Editor’s note: This is a guest post penned by Ryo Umezawa, Director of J-Seed Ventures, one of tech-oriented venture incubators in Tokyo.  He visited Indonesia to attend Jakarta Ventures Night 2011 hosted by East Ventures and have met startups and techpreneurs.   He also attended “JIMs on the Plane” (inspired by Dave McClure’s “Geeks on a Plane”) as featured in this story.

 

To start off, have met former colleague of Mobile Monday Indonesia, Andy Zain of VentureX and Calvin Kizana of Elasitas to learn more about the mobile and internet industry of Indonesia. From the statistics:

  • about 2 Million users have PC broadband access at home
  • about 20 Million Internet users (including school, office, internet cafes based on email address)
  • about 209 Million mobile phone users (60 million data users, WAP)
  • 94% of population are prepaid users
  • about 3% has credit cards
  • 10 – 20% of population has bank account

As seen in many news, it was obvious to hear that Facebook is widely used having 35 million users being the no. 2 in the world.  For Indonesian, being trendy is important so many uses Facebook and Twitter sharing their life real time using mobile. In addition, they also have a local SNS called mig33 (Editorsee also this story), having 25 Million users, apparently there are 500 million chat messages are sent through the mig33. The SNS are mainly used on Black Berry, a phone for wealthy people followed by Nexian, local handset maker with android installed. For local handsets such as Nexian, the Facebook is preinstalled with a option of flat rate plan for Facebook, charged 500 RP, about 5 yen everyday.
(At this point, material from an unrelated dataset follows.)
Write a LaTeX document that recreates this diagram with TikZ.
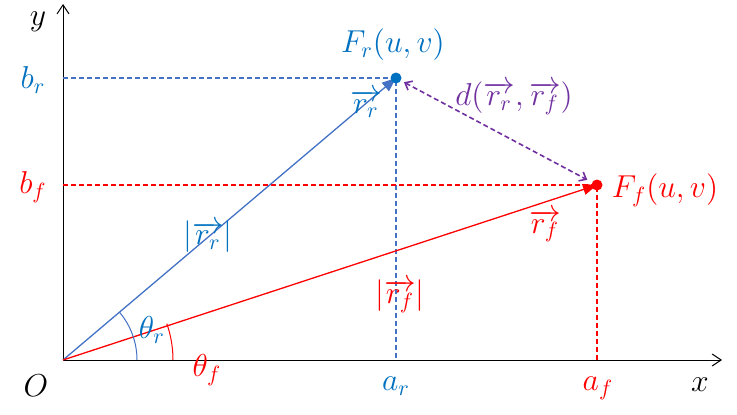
\documentclass[tikz,border=0pt]{standalone}
\usepackage{graphicx}
\usetikzlibrary{arrows.meta,calc}
\definecolor{cBlue}{RGB}{68,114,196}
\definecolor{cLBlue}{RGB}{0,112,192}
\definecolor{cRed}{RGB}{255,0,0}
\definecolor{cPur}{RGB}{112,48,160}
\newcommand{\mylab}[1]{\scalebox{2.2}{\Large #1}}
\begin{document}
\begin{tikzpicture}[x=1pt,y=-1pt,
  lab/.style={inner sep=1pt},
  axis/.style={line width=1pt,-{Straight Barb[length=9pt,width=12pt]}},
  guide/.style={line width=1.1pt,dash pattern=on 5pt off 3pt}]
\useasboundingbox (0,0) rectangle (737,415);
\coordinate (O) at (63,360);
\coordinate (X) at (722,360);
\coordinate (Y) at (63,4);
\coordinate (R) at (396,78);
\coordinate (F) at (597,185);
\coordinate (BR) at (63,78);
\coordinate (BF) at (63,185);
\coordinate (AR) at (396,360);
\coordinate (AF) at (597,360);
\draw[axis] (O) -- (X);
\draw[axis] (O) -- (Y);
\draw[guide,draw=cBlue] (BR) -- (R) -- (AR);
\draw[guide,draw=cRed] (BF) -- (F) -- (AF);
\draw[draw=cBlue,fill=cBlue,line width=1.3pt,-{Triangle[length=14pt,width=11pt]}] (O) -- (R);
\draw[draw=cRed,fill=cRed,line width=1.3pt,-{Triangle[length=14pt,width=11pt]}] (O) -- (F);
\fill[cLBlue] (R) circle (5.5pt);
\fill[cRed] (F) circle (5.5pt);
\draw[draw=cPur,line width=1.6pt,dash pattern=on 5pt off 3pt,{Straight Barb[length=6pt,width=10pt]}-{Straight Barb[length=6pt,width=10pt]}] ($(R)!9pt!(F)$) -- ($(F)!11pt!(R)$);
\draw[draw=cBlue,line width=1pt] (O) ++(0:74) arc[start angle=0,end angle=-40.3,radius=74];
\draw[draw=cRed,line width=1pt] (O) ++(0:110) arc[start angle=0,end angle=-19.3,radius=110];
\node[lab] (ny) at (38,22) {\mylab{$y$}};
\node[lab] (nx) at (700,385) {\mylab{$x$}};
\node[lab] (nO) at (36,386) {\mylab{$O$}};
\node[lab,text=cLBlue] (nbr) at (33,80) {\mylab{$b_r$}};
\node[lab,text=cRed] (nbf) at (33,187) {\mylab{$b_f$}};
\node[lab,text=cLBlue] (nar) at (396,386) {\mylab{$a_r$}};
\node[lab,text=cRed] (naf) at (598,388) {\mylab{$a_f$}};
\node[lab,text=cLBlue] (nFr) at (393,45) {\mylab{$F_r(u,v)$}};
\node[lab,text=cRed] (nFf) at (665,190) {\mylab{$F_f(u,v)$}};
\node[lab,text=cPur] (nd) at (514,98) {\mylab{$d(\overrightarrow{r_r},\overrightarrow{r_f})$}};
\node[lab,text=cLBlue] (vr) at (366,104) {\mylab{$\overrightarrow{r_r}$}};
\node[lab,text=cLBlue] (mr) at (208,237) {\mylab{$|\overrightarrow{r_r}|$}};
\node[lab,text=cRed] (vf) at (545,226) {\mylab{$\overrightarrow{r_f}$}};
\node[lab,text=cRed] (mf) at (400,296) {\mylab{$|\overrightarrow{r_f}|$}};
\node[lab,text=cLBlue] (tr) at (152,330) {\mylab{$\theta_r$}};
\node[lab,text=cRed] (tf) at (207,370) {\mylab{$\theta_f$}};
\end{tikzpicture}
\end{document}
As for mobile contents, a subscription of celebrity SMS seems to be the top revenue making business. By subscribing to the celebrity, you can receive real time information about them every day for about 2000 RP, about 20 yen everyday. It comes with free contents links such as ring tones. It was amazing to find out that only 10% are successful of collecting money from the user since 94% of Indonesian uses prepaid mobile SIM, only charging about 500 to 1,000 RP every day, once the SMS from celebrity arrives most cases they may not have enough balance to pay for it.

 

Moving on to Jakarta Ventures Night 2011, Disdus.com and GantiBaju.com[ID] shared their experience starting up in Indonesia followed by East Ventures portfolio companies, TeknoUp[ID] and Goorme.com[ID]. Afterwards, there were 9 startup companies pitching to investor in five minutes appealing their services. The 9 companies consisted of groupon clone, foodspotting clone, foursquare/scavenger clone, facebook app games, e-card, market place and an aggregate site for flash marketing. It was surprising to hear that in their presentation, some has appealed that they are a clone customized for Indonesian market. Many of the entrepreneurs were looking at the US market for ideas and starting up the service copying or taking the best part of the services. Most of the entrepreneurs I spoke, used to work for a large company before they started their startup. They have attended the event to find possible investors for their company and were interested to know more about the IPO market in Japan since there has not been any IT company that went public yet. Indonesia is a growing market and hope to see more original services meeting the needs of the mobile users.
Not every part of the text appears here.